International Labor Standards in the UAE

Amongst UAE’s estimated 9.1 million population, the UAE nationals are estimated to be around 12 percent, while the remaining 8 million are composed of foreigners, which are mostly temporary contract workers. In 2014, foreign workers in the UAE contributed more than 29 billion US Dollars to their home countries, making the UAE the third largest source of remittances in the world.

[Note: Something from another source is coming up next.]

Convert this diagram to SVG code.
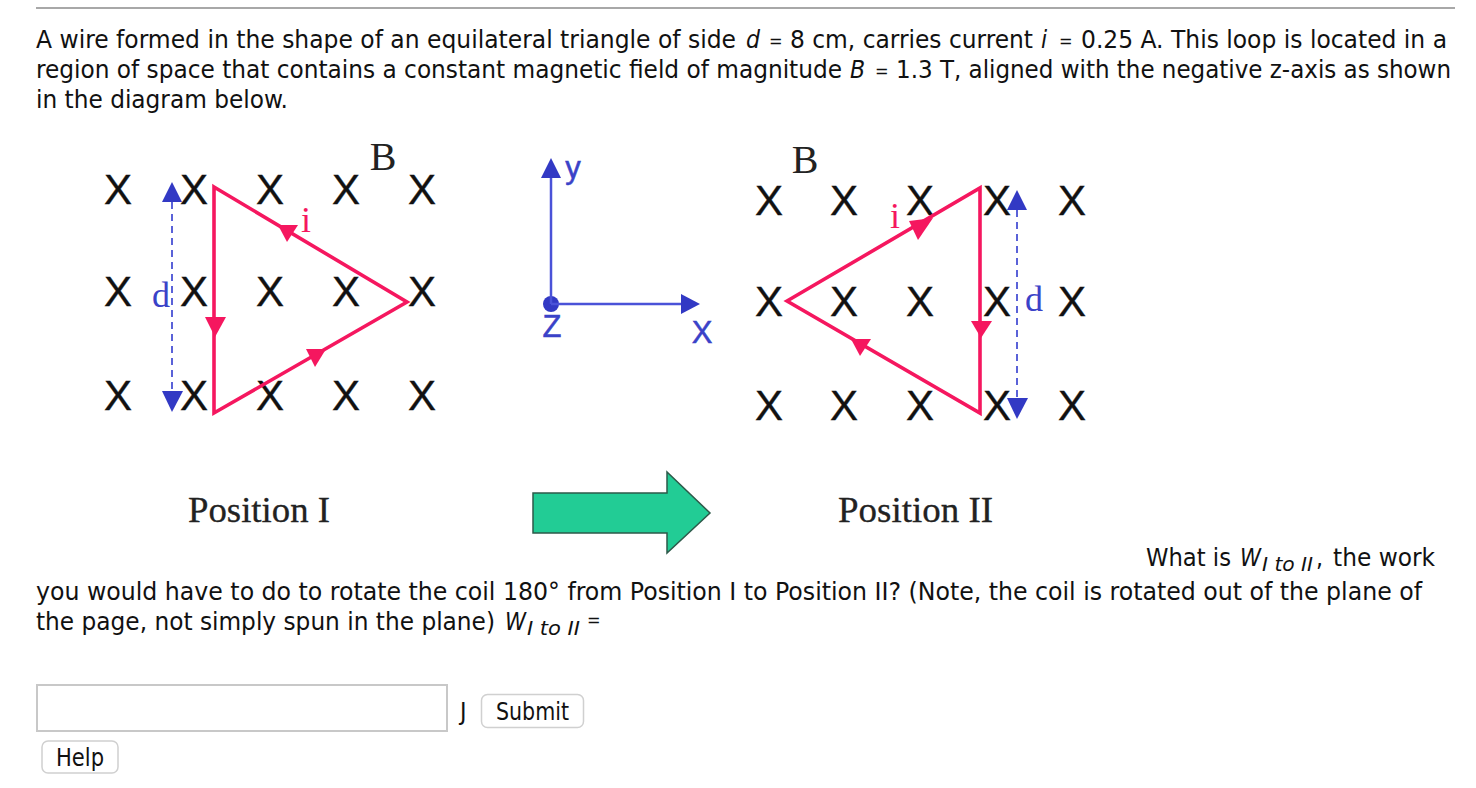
<svg xmlns="http://www.w3.org/2000/svg" width="1476" height="788" viewBox="0 0 1476 788">
<style>
.t{font-family:"DejaVu Sans Condensed","DejaVu Sans",Verdana,sans-serif;font-size:24.5px;fill:#111}
.e{font-style:italic}
.s{font-style:italic;font-size:20px}
.q{font-size:18px}
.x{font-family:"Liberation Sans",Arial,sans-serif;font-size:42px;fill:#111;stroke:#111;stroke-width:.4;text-anchor:middle}
.b{font-family:"Liberation Serif","Times New Roman",serif;font-size:40px;fill:#222;text-anchor:middle}
.bd{font-family:"Liberation Serif","Times New Roman",serif;font-size:36px;fill:#3a42c8;text-anchor:middle}
.bi{font-family:"Liberation Serif","Times New Roman",serif;font-size:36px;fill:#f5175f;text-anchor:middle}
.p{font-family:"Liberation Serif","Times New Roman",serif;font-size:36.8px;fill:#222;stroke:#222;stroke-width:.3}
.a{font-family:"Liberation Sans",Arial,sans-serif;font-size:31px;fill:#3a42c8;stroke:#3a42c8;stroke-width:.5;text-anchor:middle}
.w{fill:none;stroke:#f5175f;stroke-width:3.6}
.ah{fill:#f5175f}
.bl{fill:#3239c4}
.ax{stroke:#4a52d8;stroke-width:2.5;fill:none}
.d{stroke:#5a62d8;stroke-width:2;stroke-dasharray:7 5;fill:none}
.btn{fill:#fff;stroke:#d0d0d0;stroke-width:1.5}
</style>
<rect width="1476" height="788" fill="#fff"/>
<line x1="36" y1="8" x2="1455" y2="8" stroke="#a8a8a8" stroke-width="2"/>
<g id="question-top">
<text class="t" x="36" y="48" textLength="700" lengthAdjust="spacingAndGlyphs">A wire formed in the shape of an equilateral triangle of side</text>
<text class="t e" x="746" y="48">d</text>
<text class="t q" x="769" y="47">=</text>
<text class="t" x="790" y="48" textLength="243" lengthAdjust="spacingAndGlyphs">8 cm, carries current</text>
<text class="t e" x="1041" y="48">i</text>
<text class="t q" x="1059" y="47">=</text>
<text class="t" x="1081" y="48" textLength="366" lengthAdjust="spacingAndGlyphs">0.25 A. This loop is located in a</text>
<text class="t" x="36" y="78" textLength="806" lengthAdjust="spacingAndGlyphs">region of space that contains a constant magnetic field of magnitude</text>
<text class="t e" x="850" y="78">B</text>
<text class="t q" x="875" y="77">=</text>
<text class="t" x="896" y="78" textLength="555" lengthAdjust="spacingAndGlyphs">1.3 T, aligned with the negative z-axis as shown</text>
<text class="t" x="36" y="108" textLength="252" lengthAdjust="spacingAndGlyphs">in the diagram below.</text>
</g>
<g id="field-position-1">
<text class="x" x="118" y="204">X</text><text class="x" x="194" y="204">X</text><text class="x" x="270" y="204">X</text><text class="x" x="346" y="204">X</text><text class="x" x="422" y="204">X</text>
<text class="x" x="118" y="306">X</text><text class="x" x="194" y="306">X</text><text class="x" x="270" y="306">X</text><text class="x" x="346" y="306">X</text><text class="x" x="422" y="306">X</text>
<text class="x" x="118" y="410">X</text><text class="x" x="194" y="410">X</text><text class="x" x="270" y="410">X</text><text class="x" x="346" y="410">X</text><text class="x" x="422" y="410">X</text>
<text class="b" x="383" y="170">B</text>
<text class="bd" x="161" y="307">d</text>
<text class="bi" x="306" y="232">i</text>
</g>
<g id="field-position-2">
<text class="x" x="769" y="215">X</text><text class="x" x="844" y="215">X</text><text class="x" x="920" y="215">X</text><text class="x" x="997" y="215">X</text><text class="x" x="1072" y="215">X</text>
<text class="x" x="769" y="316">X</text><text class="x" x="844" y="316">X</text><text class="x" x="920" y="316">X</text><text class="x" x="997" y="316">X</text><text class="x" x="1072" y="316">X</text>
<text class="x" x="769" y="420">X</text><text class="x" x="844" y="420">X</text><text class="x" x="920" y="420">X</text><text class="x" x="997" y="420">X</text><text class="x" x="1072" y="420">X</text>
<text class="b" x="805" y="173">B</text>
<text class="bd" x="1034" y="311">d</text>
<text class="bi" x="895" y="228">i</text>
</g>
<g id="axes">
<circle cx="551" cy="304" r="8" class="bl"/>
<text class="a" x="552" y="337">Z</text>
<text class="a" x="702" y="343">X</text>
<text class="a" x="573" y="178">y</text>
</g>
<g id="connectors">
<path class="w" d="M214 187L407 302L214 413Z"/>
<path class="ah" d="M278 225L298 225L287 242Z"/>
<path class="ah" d="M205 317L226 317L215 337Z"/>
<path class="ah" d="M306 349L326 349L315 367Z"/>
<path class="w" d="M787 301L980 188L980 413Z"/>
<path class="ah" d="M909 221L933 218L918 240Z"/>
<path class="ah" d="M971 321L992 321L981 338Z"/>
<path class="ah" d="M851 339L871 339L860 356Z"/>
<line class="d" x1="172" y1="202" x2="172" y2="392"/>
<path class="bl" d="M172 182L182 202L162 202Z"/><path class="bl" d="M172 412L162 391L183 391Z"/>
<line class="d" x1="1017" y1="210" x2="1017" y2="398"/>
<path class="bl" d="M1017 190L1027 210L1007 210Z"/><path class="bl" d="M1017 419L1007 398L1028 398Z"/>
<line class="ax" x1="551" y1="176" x2="551" y2="304"/>
<path class="bl" d="M551 158L561 178L541 178Z"/>
<line class="ax" x1="551" y1="304" x2="682" y2="304"/>
<path class="bl" d="M700 304L681 294L681 314Z"/>
</g>
<g id="position-1-label"><text class="p" x="188" y="522" textLength="142" lengthAdjust="spacingAndGlyphs">Position I</text></g>
<g id="transition-arrow"><path d="M533 493L667 493L667 472L710 513L667 553L667 533L533 533Z" fill="#22cc95" stroke="#2d5a4a" stroke-width="1.5"/></g>
<g id="position-2-label"><text class="p" x="838" y="522" textLength="155" lengthAdjust="spacingAndGlyphs">Position II</text></g>
<g id="question-bottom">
<text class="t" x="1146" y="566" textLength="85" lengthAdjust="spacingAndGlyphs">What is</text>
<text class="t e" x="1240" y="566" textLength="21" lengthAdjust="spacingAndGlyphs">W</text>
<text class="t s" x="1262" y="571" textLength="51" lengthAdjust="spacingAndGlyphs">I to II</text>
<text class="t" x="1316" y="566">,</text>
<text class="t" x="1333" y="566" textLength="102" lengthAdjust="spacingAndGlyphs">the work</text>
<text class="t" x="36" y="600" textLength="1386" lengthAdjust="spacingAndGlyphs">you would have to do to rotate the coil 180° from Position I to Position II? (Note, the coil is rotated out of the plane of</text>
<text class="t" x="36" y="630" textLength="459" lengthAdjust="spacingAndGlyphs">the page, not simply spun in the plane)</text>
<text class="t e" x="505" y="630" textLength="21" lengthAdjust="spacingAndGlyphs">W</text>
<text class="t s" x="527" y="635" textLength="53" lengthAdjust="spacingAndGlyphs">I to II</text>
<text class="t q" x="587" y="626">=</text>
</g>
<g id="answer-input"><rect x="37" y="685" width="410" height="46" fill="#fff" stroke="#c8c8c8" stroke-width="2"/>
<text class="t" x="460" y="720">J</text></g>
<g id="submit-button"><rect class="btn" x="481.500" y="694.500" width="102" height="33" rx="6"/>
<text class="t" x="496" y="720" textLength="73" lengthAdjust="spacingAndGlyphs">Submit</text></g>
<g id="help-button"><rect class="btn" x="42" y="741" width="76" height="32" rx="6"/>
<text class="t" x="56" y="766" textLength="48" lengthAdjust="spacingAndGlyphs">Help</text></g>
</svg>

As a result of the dynamics in the labor market and the mounting complexity of the labor mobility, the UAE Government represented by the Ministry of Human Resources and Emiratization (MoHR), has focused on strengthening the governance of the labor market. An example would be the most recent reforms to the Kafal or the sponsorship system, which has been introduced for temporary foreign workers who obtain their work permit through the MOHR. This includes several rights such as the possibility for these workers to unilaterally terminate their contract. The UAE also has instituted a Wage Protection System and issued several ministerial decrees to ensure timely payment of the wages to the workers.

Though UAE still does not possess any independent trade unions, the Government has granted certain professional association’s limited freedom to raise their work-related concerns, lobby the same to Government for redress, and file grievances.